A Soberanes no le gustó cómo quedó la redacción del artículo 24, tal y como fue aprobada por la Cámara de Diputados, y define esto en el título de su artículo como una “vacilada”, es decir, como una reforma que no cambia nada y sugiere que los senadores manden esta minuta al congelador; después de todo —dice— tenemos la obligación constitucional de respetar lo que dice el artículo 12 de la Convención Americana de Derechos Humanos. Y éste, en su párrafo 4 señala que “Los padres, y en su caso los tutores, tienen derecho a que sus hijos o pupilos reciban la educación religiosa y moral que esté de acuerdo con sus propias convicciones”.
Todo muy bien, pero ¿quién dijo que para que ese derecho sea respetado la educación religiosa debe ser impartida en la escuela pública? No hay nada, ni en la Constitución mexicana ni en los tratados internacionales que diga que ese derecho que los padres tienen para educar a sus hijos en la religión y moral de su preferencia deba ser garantizado a través de la escuela pública y no, como hasta ahora sucede en México, en el hogar, en el templo o en la escuela religiosa. Lo que aquí sucede es que hay una iglesia en particular que desearía tener a su disposición los instrumentos educativos del Estado para poder difundir su doctrina, lo cual sería contrario al espíritu de separación y al de laicidad. No se necesita ser radical para defender estos dos principios.
¿Qué es lo que dice el artículo 12 de la mencionada Convención? Simplemente que “Toda persona tiene derecho a la libertad de conciencia y de religión”, y que “ese derecho implica la libertad de conservar su religión o sus creencias, o de cambiar de religión o de creencias, así como la libertad de profesar y divulgar su religión o sus creencias, individual o colectivamente, tanto en público como en privado.” También dice que “La libertad de manifestar la propia religión y las propias creencias está sujeta únicamente a las limitaciones prescritas por la ley y que sean necesarias para proteger la seguridad, el orden, la salud o la moral públicos o los derechos o libertades de los demás”. Así que la pretendida equiparación de nuestras normas constitucionales con las internacionales, en la realidad ya está hecha. Nuestro artículo 24 no necesita ser reformado.

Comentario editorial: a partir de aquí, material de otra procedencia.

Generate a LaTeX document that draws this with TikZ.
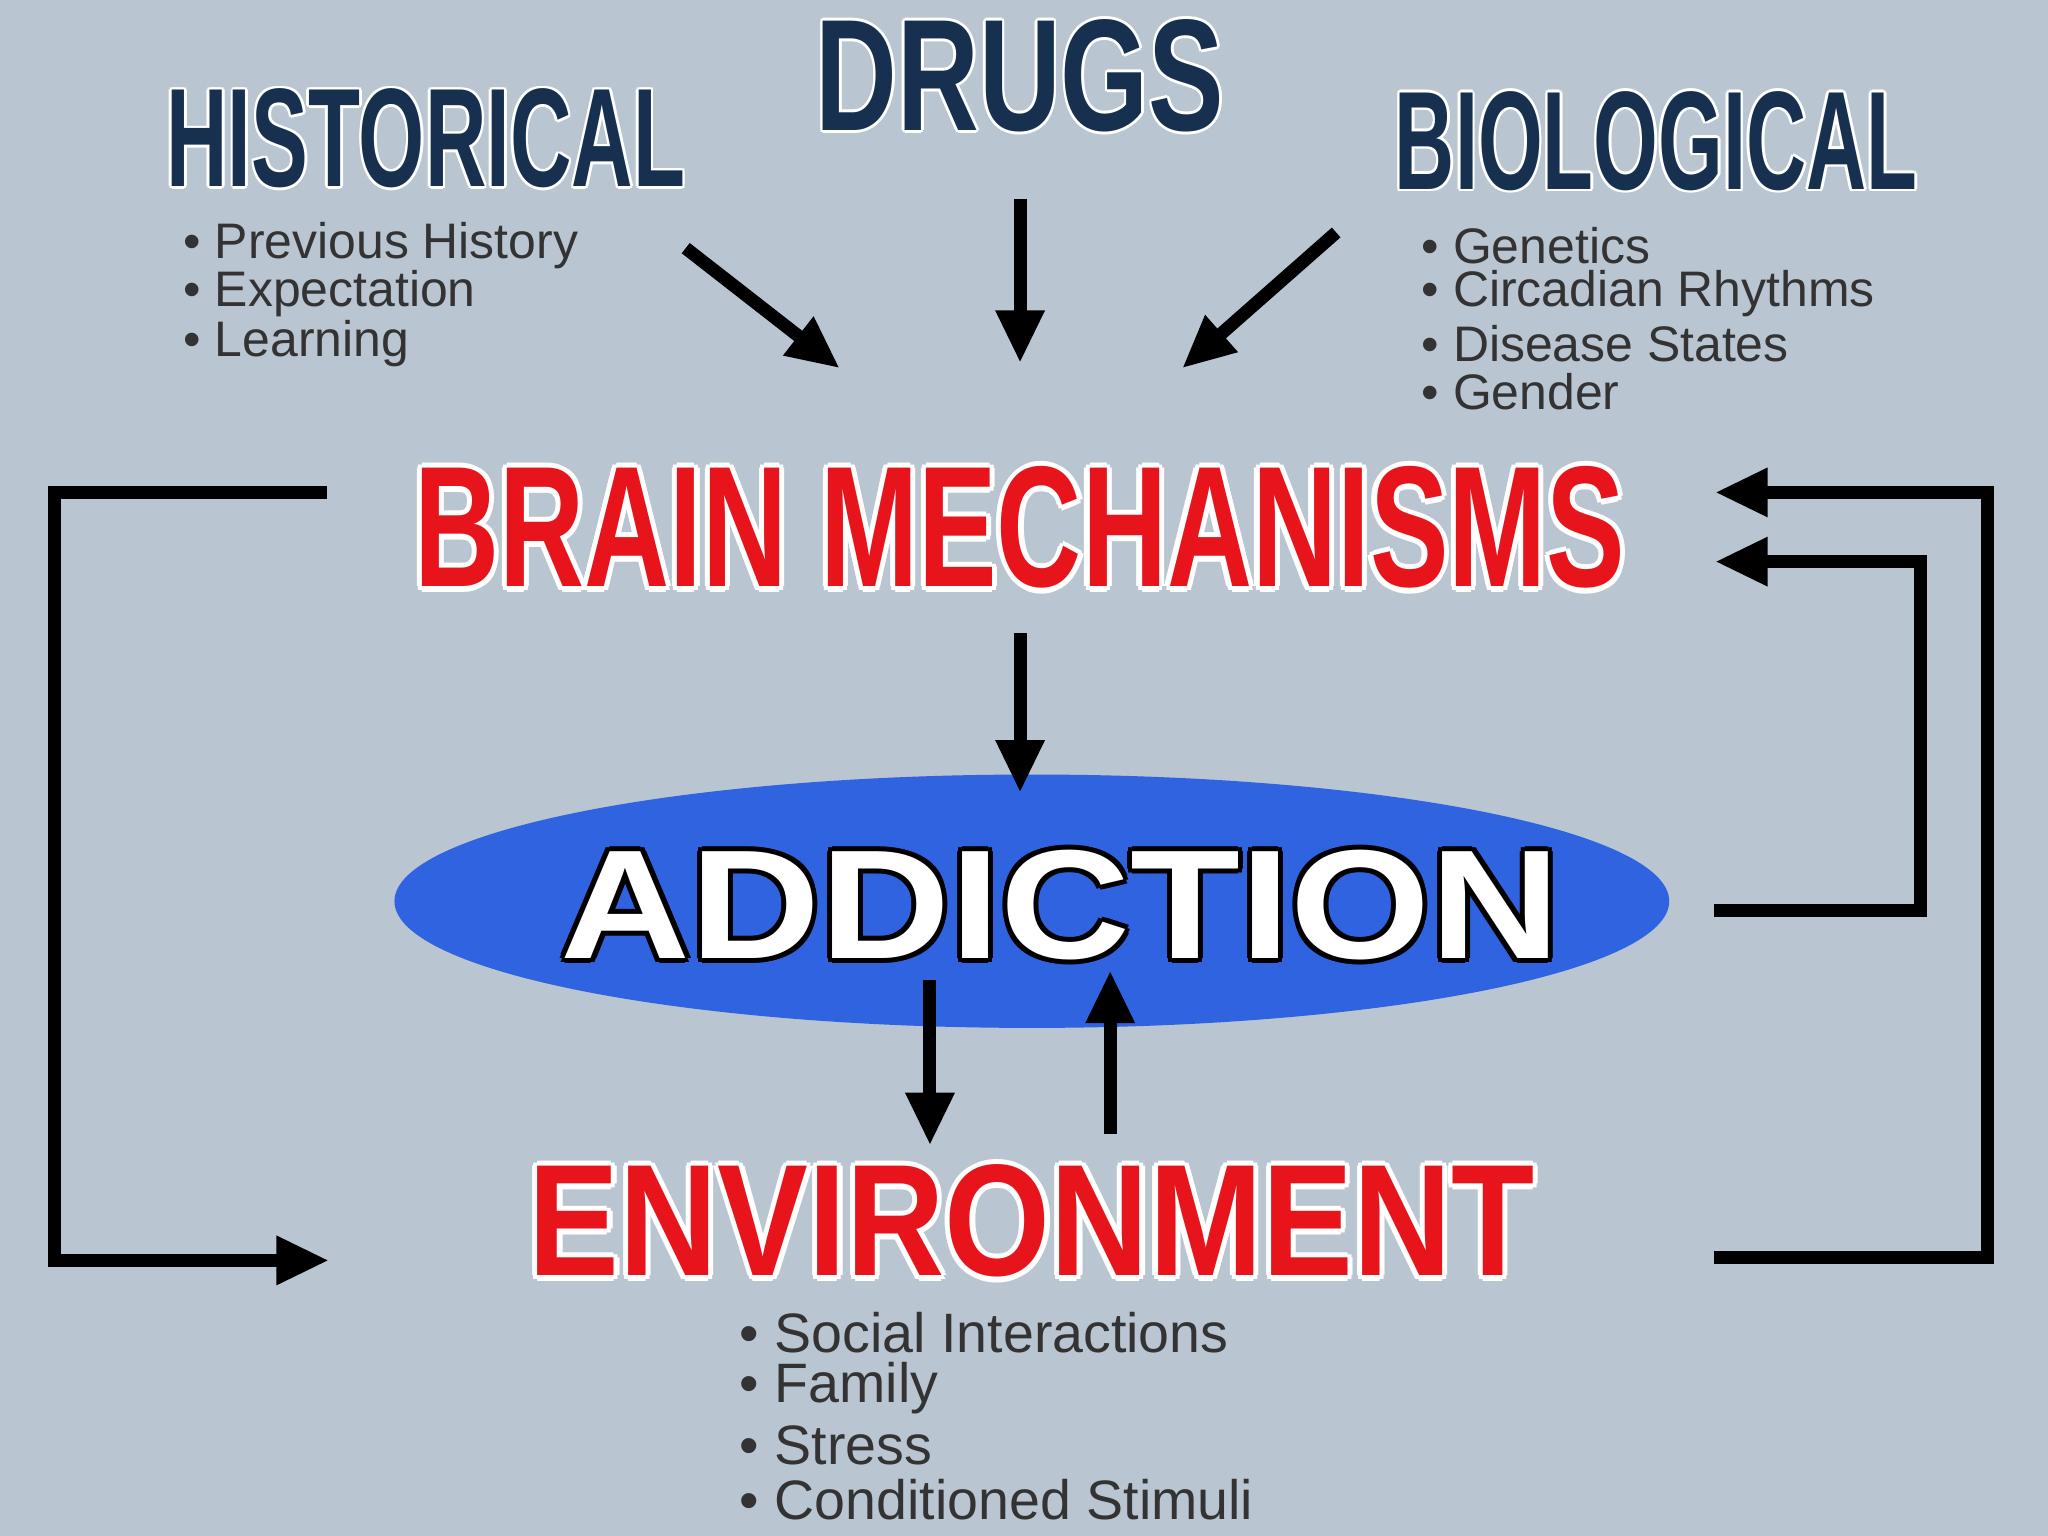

Pero el verdadero problema, que tanto Norberto Rivera como José Luis Soberanes omiten mencionar, es que lo que la reforma para introducir la libertad religiosa en realidad pretendía era introducir la instrucción religiosa en la escuela pública. Como la más laica de nuestras asociaciones religiosas, la Iglesia La Luz del Mundo denunció en un lúcido desplegado el pasado 21 de diciembre, la Comisión de Puntos Constitucionales de la Cámara señaló que una vez introducido el concepto de libertad religiosa, “a la luz de él se requerirá… la revisión de los artículos 3, 5, 27 y 130”. De la misma manera, para esa Comisión, la libertad religiosa implicaba “el derecho de los padres a educar a sus hijos de acuerdo con sus convicciones religiosas aun dentro de la escuela pública”. Que al final la Cámara no se haya atrevido a reformarla en ese sentido o que en última instancia la reforma no se haya hecho al gusto exacto de la Iglesia católica, no quiere decir que las intenciones no hayan estado y sigan estando allí.